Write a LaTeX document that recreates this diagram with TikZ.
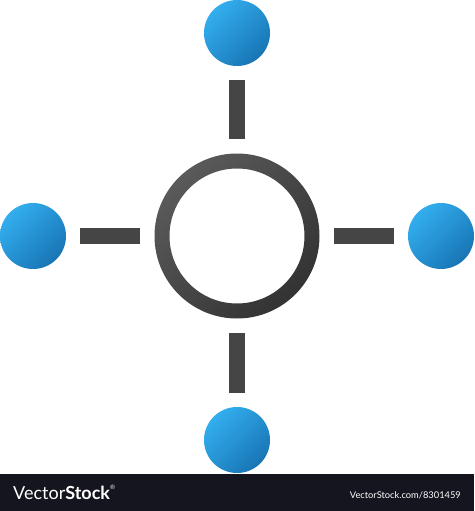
\documentclass[tikz,border=0pt]{standalone}
\usepackage{fontspec}
\setmainfont{Lato}
\definecolor{blueL}{HTML}{33AEEE}
\definecolor{blueD}{HTML}{1875B5}
\definecolor{grayL}{HTML}{5A5A5A}
\definecolor{grayD}{HTML}{333333}
\definecolor{barc}{HTML}{454545}
\definecolor{footer}{HTML}{15151F}
\tikzset{
  leaf/.style={circle, minimum size=66pt, inner sep=0pt, top color=blueL, bottom color=blueD, shading angle=45},
  hubnode/.style={circle, minimum size=165pt, inner sep=0pt},
  spoke/.style={line width=16pt, draw=barc, shorten <=14.5pt, shorten >=14pt},
}
\begin{document}
\begin{tikzpicture}[x=1pt,y=-1pt]
\fill[white] (0,0) rectangle (474,511);
\useasboundingbox (0,0) rectangle (474,511);
\node[hubnode] (hub) at (237,236) {};
\shade[even odd rule, top color=grayL, bottom color=grayD, shading angle=45]
  (237,236) circle (82.5) (237,236) circle (67.5);
\node[leaf] (top) at (237,33) {};
\node[leaf] (bottom) at (237,440) {};
\node[leaf] (left) at (33,236) {};
\node[leaf] (right) at (441,236) {};
\draw[spoke] (hub) -- (top);
\draw[spoke] (hub) -- (bottom);
\draw[spoke] (hub) -- (left);
\draw[spoke] (hub) -- (right);
\fill[footer] (0,474) rectangle (474,511);
\node[anchor=west, text=white, inner sep=0pt] (brand) at (13,492.5)
  {\fontsize{18}{18}\selectfont Vector\textbf{Stock}\raisebox{1.1ex}{\fontsize{6}{6}\selectfont ®}};
\node[anchor=east, text=white, inner sep=0pt] (url) at (461,495)
  {\fontsize{9.3}{9.3}\selectfont VectorStock.com/8301459};
\end{tikzpicture}
\end{document}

Exercise ▸ Copy all the lines of data exactly as they appear, dropping any images.

Task result ▸
Write a LaTeX document that recreates this diagram with TikZ.
\documentclass[tikz,border=0pt]{standalone}
\usepackage{fontspec}
\setmainfont{Lato}
\definecolor{blueL}{HTML}{33AEEE}
\definecolor{blueD}{HTML}{1875B5}
\definecolor{grayL}{HTML}{5A5A5A}
\definecolor{grayD}{HTML}{333333}
\definecolor{barc}{HTML}{454545}
\definecolor{footer}{HTML}{15151F}
\tikzset{
  leaf/.style={circle, minimum size=66pt, inner sep=0pt, top color=blueL, bottom color=blueD, shading angle=45},
  hubnode/.style={circle, minimum size=165pt, inner sep=0pt},
  spoke/.style={line width=16pt, draw=barc, shorten <=14.5pt, shorten >=14pt},
}
\begin{document}
\begin{tikzpicture}[x=1pt,y=-1pt]
\fill[white] (0,0) rectangle (474,511);
\useasboundingbox (0,0) rectangle (474,511);
\node[hubnode] (hub) at (237,236) {};
\shade[even odd rule, top color=grayL, bottom color=grayD, shading angle=45]
  (237,236) circle (82.5) (237,236) circle (67.5);
\node[leaf] (top) at (237,33) {};
\node[leaf] (bottom) at (237,440) {};
\node[leaf] (left) at (33,236) {};
\node[leaf] (right) at (441,236) {};
\draw[spoke] (hub) -- (top);
\draw[spoke] (hub) -- (bottom);
\draw[spoke] (hub) -- (left);
\draw[spoke] (hub) -- (right);
\fill[footer] (0,474) rectangle (474,511);
\node[anchor=west, text=white, inner sep=0pt] (brand) at (13,492.5)
  {\fontsize{18}{18}\selectfont Vector\textbf{Stock}\raisebox{1.1ex}{\fontsize{6}{6}\selectfont ®}};
\node[anchor=east, text=white, inner sep=0pt] (url) at (461,495)
  {\fontsize{9.3}{9.3}\selectfont VectorStock.com/8301459};
\end{tikzpicture}
\end{document}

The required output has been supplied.